## Exercise inputs:
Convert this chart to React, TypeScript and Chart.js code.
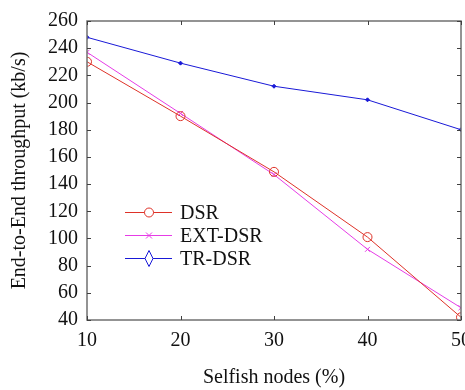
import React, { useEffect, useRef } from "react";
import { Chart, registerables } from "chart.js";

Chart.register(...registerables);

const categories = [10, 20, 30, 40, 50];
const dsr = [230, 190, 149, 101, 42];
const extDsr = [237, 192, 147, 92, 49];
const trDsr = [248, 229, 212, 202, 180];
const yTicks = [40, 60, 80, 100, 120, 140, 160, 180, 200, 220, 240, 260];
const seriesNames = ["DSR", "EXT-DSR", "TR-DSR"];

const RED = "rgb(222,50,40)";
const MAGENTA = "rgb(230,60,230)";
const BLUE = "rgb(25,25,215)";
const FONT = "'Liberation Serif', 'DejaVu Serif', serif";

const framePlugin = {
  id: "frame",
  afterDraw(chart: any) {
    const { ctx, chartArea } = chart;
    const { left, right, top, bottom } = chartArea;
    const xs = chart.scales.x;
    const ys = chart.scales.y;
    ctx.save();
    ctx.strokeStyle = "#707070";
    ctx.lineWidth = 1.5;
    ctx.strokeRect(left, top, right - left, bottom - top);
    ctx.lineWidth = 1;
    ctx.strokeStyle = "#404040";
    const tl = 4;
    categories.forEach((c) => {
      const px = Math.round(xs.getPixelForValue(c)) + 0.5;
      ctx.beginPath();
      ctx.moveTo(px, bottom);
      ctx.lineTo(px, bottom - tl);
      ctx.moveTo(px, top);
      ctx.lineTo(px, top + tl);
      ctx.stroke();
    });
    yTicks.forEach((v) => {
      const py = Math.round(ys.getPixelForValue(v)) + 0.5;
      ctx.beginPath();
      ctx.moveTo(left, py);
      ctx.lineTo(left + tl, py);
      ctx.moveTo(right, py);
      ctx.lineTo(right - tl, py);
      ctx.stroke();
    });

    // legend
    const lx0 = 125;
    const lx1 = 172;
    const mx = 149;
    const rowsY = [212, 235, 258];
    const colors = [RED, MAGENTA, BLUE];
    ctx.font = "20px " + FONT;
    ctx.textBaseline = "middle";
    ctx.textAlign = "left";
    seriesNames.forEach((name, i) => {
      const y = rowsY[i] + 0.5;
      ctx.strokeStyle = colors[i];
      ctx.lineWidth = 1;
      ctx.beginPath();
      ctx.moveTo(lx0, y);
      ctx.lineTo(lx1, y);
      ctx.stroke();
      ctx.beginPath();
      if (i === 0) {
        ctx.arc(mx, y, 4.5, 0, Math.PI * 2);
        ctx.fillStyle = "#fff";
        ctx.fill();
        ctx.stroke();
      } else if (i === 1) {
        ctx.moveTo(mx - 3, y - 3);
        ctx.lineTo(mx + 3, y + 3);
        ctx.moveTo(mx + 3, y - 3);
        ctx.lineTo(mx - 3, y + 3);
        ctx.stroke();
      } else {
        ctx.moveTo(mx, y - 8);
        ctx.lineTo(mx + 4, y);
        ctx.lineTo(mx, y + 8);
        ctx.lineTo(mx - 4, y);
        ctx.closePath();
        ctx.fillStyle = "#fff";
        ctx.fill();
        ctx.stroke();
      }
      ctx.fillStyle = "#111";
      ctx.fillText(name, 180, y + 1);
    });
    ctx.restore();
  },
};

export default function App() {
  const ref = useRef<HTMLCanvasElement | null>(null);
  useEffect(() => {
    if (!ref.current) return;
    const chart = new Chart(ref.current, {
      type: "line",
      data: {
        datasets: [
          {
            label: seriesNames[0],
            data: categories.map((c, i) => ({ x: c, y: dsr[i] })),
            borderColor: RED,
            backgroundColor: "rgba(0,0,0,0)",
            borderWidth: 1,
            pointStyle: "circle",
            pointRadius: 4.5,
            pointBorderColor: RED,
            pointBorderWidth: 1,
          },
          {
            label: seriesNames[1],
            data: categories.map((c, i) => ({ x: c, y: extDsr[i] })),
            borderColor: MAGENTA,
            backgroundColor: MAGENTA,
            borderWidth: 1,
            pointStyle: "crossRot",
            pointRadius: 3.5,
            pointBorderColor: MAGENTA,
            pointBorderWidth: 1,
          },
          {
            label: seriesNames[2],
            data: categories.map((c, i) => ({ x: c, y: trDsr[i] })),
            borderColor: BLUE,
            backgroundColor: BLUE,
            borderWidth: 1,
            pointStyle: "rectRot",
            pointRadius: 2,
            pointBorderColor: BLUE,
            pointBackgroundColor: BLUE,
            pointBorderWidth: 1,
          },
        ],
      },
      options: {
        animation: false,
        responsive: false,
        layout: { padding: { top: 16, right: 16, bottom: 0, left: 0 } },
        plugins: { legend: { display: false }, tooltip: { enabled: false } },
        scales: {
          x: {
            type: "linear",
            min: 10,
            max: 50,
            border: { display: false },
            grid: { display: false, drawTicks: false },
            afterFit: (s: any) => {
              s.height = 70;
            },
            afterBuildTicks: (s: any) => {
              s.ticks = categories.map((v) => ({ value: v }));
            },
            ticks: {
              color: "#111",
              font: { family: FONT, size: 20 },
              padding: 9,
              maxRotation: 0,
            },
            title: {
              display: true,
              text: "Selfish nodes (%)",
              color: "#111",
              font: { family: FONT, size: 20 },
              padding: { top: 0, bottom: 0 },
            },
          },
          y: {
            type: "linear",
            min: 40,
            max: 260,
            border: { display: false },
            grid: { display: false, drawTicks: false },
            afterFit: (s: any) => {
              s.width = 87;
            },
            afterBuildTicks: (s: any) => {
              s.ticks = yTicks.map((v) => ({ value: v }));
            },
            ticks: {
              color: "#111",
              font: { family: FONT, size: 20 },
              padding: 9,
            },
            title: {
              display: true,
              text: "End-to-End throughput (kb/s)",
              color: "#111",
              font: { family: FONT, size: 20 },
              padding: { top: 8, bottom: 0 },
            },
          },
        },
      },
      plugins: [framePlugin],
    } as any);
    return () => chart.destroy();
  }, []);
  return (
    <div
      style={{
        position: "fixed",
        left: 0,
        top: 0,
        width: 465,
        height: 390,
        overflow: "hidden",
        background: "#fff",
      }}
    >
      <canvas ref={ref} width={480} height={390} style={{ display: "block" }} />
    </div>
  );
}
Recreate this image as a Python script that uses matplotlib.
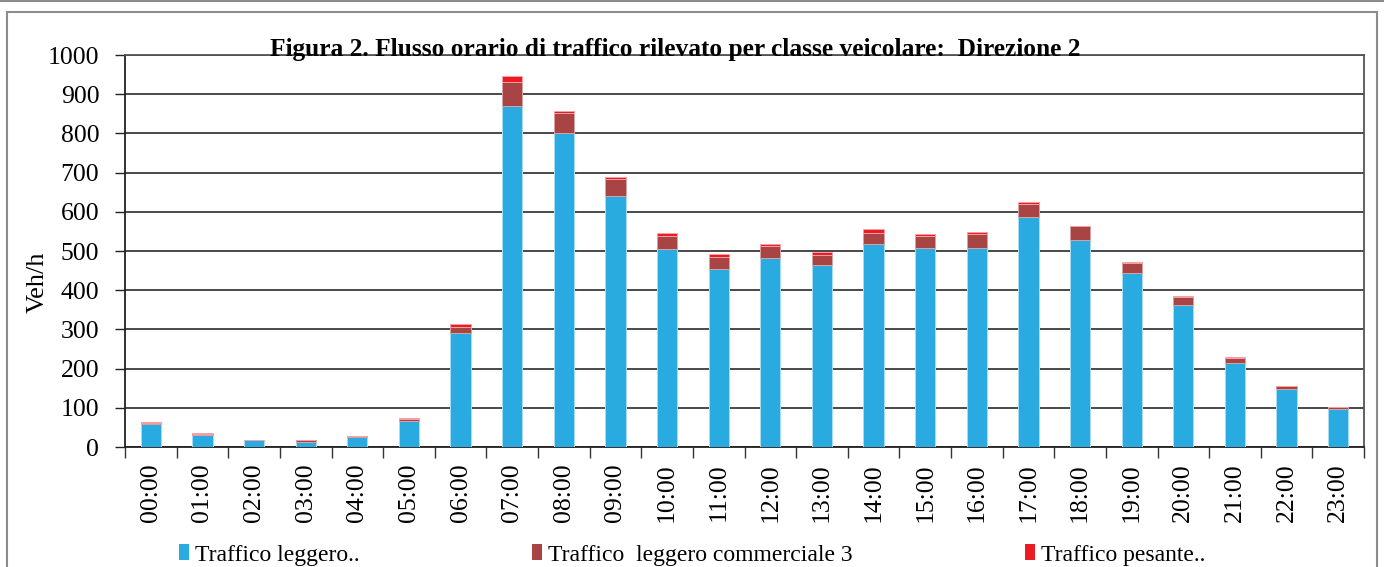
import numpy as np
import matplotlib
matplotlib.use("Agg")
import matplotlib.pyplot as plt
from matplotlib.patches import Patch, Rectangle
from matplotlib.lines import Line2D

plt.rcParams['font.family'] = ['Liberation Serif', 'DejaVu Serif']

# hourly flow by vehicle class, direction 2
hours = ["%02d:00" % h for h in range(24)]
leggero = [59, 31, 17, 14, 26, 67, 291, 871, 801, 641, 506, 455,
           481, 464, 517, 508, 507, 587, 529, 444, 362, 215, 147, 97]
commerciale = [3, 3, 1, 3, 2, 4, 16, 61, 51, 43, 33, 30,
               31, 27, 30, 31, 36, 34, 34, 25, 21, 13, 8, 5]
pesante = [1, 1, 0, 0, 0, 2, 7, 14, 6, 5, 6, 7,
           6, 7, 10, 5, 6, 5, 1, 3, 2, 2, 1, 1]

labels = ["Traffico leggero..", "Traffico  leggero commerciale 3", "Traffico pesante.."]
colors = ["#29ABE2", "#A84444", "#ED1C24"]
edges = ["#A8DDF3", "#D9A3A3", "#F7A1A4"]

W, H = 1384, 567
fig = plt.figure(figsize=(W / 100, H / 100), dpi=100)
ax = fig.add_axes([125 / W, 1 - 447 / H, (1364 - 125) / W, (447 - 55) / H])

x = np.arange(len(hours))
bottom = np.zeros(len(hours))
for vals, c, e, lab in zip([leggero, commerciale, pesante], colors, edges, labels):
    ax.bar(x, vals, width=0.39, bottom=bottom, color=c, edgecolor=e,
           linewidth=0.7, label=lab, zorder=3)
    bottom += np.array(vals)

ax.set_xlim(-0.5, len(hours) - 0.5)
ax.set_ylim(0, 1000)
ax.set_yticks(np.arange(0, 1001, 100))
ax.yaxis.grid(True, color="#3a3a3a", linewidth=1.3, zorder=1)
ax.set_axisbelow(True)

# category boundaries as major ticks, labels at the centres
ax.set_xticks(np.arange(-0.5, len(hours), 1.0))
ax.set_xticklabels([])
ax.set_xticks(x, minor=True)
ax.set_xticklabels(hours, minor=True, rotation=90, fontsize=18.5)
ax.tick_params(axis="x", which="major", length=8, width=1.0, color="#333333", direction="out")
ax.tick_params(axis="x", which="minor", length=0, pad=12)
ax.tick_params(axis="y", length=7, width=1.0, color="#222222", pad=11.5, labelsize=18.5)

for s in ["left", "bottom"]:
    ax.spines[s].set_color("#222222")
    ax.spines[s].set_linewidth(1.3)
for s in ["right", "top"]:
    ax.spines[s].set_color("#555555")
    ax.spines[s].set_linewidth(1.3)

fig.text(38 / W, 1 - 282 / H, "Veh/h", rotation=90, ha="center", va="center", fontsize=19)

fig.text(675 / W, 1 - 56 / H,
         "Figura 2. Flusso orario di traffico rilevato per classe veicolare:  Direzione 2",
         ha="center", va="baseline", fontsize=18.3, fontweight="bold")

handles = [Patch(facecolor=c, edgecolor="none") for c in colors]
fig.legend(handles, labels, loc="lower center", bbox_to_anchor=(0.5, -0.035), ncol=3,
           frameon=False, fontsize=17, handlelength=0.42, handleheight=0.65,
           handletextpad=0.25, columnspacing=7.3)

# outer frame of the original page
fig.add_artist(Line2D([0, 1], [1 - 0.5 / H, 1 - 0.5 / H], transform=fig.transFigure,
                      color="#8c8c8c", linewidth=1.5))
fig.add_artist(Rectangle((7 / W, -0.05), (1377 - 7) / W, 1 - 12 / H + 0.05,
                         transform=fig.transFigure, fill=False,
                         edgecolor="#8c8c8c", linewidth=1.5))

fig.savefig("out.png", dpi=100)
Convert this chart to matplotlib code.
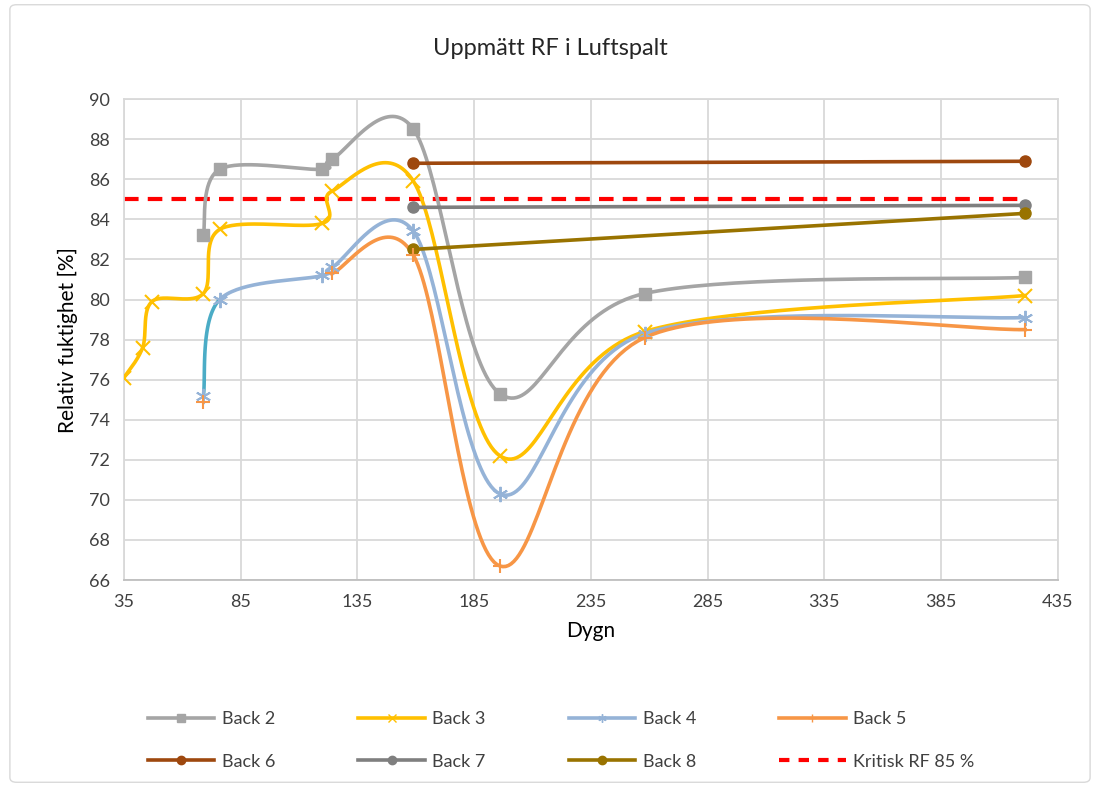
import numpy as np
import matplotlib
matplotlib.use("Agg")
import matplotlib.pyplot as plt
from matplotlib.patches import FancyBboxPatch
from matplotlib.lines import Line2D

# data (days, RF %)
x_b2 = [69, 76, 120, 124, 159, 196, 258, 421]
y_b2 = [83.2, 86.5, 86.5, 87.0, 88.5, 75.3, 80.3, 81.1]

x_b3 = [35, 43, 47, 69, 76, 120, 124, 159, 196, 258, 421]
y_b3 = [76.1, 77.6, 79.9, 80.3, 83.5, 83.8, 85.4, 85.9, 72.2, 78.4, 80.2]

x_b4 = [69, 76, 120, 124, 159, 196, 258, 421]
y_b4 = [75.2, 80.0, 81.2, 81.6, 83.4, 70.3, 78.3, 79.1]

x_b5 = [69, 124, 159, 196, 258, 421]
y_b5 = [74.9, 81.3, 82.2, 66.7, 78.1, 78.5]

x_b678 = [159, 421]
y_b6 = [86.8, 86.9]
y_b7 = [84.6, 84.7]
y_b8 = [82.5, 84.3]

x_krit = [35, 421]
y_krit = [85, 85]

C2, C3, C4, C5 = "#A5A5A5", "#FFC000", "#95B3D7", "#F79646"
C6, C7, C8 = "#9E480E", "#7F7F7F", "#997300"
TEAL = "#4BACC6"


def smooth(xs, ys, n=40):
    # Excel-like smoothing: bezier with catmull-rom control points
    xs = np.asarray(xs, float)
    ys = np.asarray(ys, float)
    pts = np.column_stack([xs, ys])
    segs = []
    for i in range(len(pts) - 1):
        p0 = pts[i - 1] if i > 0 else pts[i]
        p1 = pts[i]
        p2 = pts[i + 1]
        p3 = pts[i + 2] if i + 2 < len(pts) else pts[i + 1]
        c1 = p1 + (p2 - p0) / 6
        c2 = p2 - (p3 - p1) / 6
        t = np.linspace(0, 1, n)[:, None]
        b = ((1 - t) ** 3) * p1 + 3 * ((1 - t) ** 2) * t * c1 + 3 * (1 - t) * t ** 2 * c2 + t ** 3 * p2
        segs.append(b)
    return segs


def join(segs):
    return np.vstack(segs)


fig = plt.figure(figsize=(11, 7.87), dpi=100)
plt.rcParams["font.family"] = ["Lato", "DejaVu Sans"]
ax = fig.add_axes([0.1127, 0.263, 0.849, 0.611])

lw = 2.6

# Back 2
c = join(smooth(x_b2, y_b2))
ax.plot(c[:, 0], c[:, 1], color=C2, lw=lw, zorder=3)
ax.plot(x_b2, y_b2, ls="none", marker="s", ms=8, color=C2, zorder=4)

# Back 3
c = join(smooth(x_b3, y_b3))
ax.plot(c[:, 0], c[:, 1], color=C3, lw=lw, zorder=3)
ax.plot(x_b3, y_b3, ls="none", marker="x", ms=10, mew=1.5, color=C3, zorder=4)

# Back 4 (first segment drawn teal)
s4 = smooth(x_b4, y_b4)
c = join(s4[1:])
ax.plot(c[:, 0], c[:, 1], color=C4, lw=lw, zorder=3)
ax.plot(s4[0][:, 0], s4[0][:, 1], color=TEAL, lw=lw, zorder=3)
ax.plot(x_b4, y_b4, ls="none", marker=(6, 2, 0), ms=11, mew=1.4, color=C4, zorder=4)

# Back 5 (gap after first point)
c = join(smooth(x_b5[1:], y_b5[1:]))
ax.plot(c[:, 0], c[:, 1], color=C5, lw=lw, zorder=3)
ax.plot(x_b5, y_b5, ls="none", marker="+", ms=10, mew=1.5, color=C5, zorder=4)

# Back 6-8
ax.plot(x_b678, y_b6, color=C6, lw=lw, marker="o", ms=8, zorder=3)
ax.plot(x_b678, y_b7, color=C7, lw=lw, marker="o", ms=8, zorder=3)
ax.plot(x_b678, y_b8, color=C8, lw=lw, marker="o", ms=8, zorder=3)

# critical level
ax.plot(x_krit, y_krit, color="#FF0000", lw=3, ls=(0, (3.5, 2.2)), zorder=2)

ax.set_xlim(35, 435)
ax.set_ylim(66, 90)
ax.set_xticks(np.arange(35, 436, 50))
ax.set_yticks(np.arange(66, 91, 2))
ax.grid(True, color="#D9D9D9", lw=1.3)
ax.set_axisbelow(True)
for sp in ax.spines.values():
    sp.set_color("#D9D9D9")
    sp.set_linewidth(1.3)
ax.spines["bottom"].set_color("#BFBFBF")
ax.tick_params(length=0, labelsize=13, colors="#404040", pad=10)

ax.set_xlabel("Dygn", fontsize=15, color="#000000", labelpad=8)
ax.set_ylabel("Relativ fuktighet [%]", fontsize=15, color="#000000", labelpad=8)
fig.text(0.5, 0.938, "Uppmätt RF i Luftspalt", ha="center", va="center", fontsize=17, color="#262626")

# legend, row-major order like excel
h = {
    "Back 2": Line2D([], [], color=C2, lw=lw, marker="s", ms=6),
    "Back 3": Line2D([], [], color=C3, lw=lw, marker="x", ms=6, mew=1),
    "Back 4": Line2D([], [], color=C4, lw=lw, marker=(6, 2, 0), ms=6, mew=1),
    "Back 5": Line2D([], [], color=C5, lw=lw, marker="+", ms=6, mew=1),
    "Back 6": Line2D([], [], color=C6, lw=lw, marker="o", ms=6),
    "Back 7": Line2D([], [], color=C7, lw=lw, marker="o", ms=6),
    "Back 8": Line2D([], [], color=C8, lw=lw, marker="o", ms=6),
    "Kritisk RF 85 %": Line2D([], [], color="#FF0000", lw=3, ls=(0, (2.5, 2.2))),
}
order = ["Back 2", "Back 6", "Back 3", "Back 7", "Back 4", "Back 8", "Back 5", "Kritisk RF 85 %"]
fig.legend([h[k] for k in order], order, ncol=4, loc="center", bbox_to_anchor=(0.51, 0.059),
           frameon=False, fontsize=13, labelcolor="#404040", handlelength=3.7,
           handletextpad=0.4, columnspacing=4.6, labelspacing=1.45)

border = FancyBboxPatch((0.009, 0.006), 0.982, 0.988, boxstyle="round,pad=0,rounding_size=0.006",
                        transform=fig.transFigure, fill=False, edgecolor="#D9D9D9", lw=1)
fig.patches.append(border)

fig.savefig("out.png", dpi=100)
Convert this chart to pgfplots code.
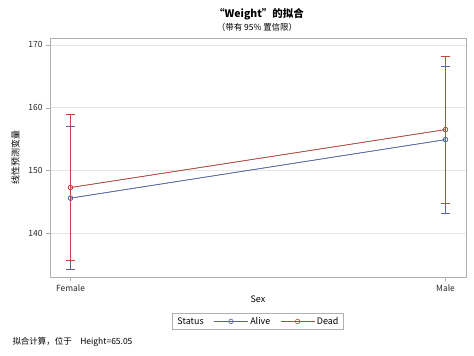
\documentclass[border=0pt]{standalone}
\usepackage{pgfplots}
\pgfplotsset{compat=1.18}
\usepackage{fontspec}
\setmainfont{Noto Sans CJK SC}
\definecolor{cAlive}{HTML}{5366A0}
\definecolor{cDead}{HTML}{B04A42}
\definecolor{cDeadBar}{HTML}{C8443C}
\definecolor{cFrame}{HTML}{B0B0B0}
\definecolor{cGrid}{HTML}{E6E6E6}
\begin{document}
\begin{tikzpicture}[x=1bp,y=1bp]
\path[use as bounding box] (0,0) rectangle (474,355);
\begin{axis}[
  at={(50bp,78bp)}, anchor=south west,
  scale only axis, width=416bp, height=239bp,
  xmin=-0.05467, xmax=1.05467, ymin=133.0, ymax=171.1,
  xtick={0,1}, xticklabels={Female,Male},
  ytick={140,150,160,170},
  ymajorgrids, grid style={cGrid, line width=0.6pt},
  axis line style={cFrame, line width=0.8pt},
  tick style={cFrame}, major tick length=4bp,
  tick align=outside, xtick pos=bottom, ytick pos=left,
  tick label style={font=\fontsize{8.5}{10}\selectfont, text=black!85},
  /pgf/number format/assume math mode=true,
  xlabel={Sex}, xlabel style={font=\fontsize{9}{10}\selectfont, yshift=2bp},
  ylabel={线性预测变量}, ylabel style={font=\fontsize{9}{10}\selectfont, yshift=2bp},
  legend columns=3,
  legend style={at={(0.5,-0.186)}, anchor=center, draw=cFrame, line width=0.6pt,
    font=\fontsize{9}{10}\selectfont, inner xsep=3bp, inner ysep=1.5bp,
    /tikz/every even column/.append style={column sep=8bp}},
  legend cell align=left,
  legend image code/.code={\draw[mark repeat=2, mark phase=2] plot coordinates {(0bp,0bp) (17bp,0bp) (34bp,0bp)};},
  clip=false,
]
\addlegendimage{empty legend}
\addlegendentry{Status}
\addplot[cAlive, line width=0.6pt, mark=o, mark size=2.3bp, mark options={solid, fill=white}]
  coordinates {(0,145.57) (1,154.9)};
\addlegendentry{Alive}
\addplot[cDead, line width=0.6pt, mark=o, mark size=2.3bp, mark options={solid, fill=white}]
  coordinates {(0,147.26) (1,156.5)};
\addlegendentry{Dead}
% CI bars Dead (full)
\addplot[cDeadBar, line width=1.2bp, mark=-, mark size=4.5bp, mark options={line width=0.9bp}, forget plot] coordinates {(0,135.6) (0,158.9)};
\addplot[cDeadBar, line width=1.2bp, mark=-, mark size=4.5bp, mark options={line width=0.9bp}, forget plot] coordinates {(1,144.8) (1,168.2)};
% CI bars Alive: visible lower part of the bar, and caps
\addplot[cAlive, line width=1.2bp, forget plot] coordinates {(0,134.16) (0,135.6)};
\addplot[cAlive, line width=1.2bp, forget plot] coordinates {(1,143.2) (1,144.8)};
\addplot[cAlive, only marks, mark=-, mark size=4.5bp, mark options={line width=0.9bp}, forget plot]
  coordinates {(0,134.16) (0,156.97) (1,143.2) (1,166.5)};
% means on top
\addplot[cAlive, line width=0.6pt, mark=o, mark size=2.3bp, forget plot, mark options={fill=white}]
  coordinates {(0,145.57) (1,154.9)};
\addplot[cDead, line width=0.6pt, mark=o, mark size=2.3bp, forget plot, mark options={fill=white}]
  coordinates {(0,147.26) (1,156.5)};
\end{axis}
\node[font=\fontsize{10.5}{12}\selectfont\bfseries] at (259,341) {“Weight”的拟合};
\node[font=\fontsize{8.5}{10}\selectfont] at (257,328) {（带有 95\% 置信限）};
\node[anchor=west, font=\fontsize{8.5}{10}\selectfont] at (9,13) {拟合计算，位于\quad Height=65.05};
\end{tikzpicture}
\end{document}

## Work to be completed:
Only the lines from the start of the records above through the line containing "Chart.register(...registerables);" should be returned, exactly and with both ends, please; the pictures stay out.

## Solution:
Convert this chart to React, TypeScript and Chart.js code.
import React, { useEffect, useRef } from "react";
import { Chart, registerables } from "chart.js";

Chart.register(...registerables);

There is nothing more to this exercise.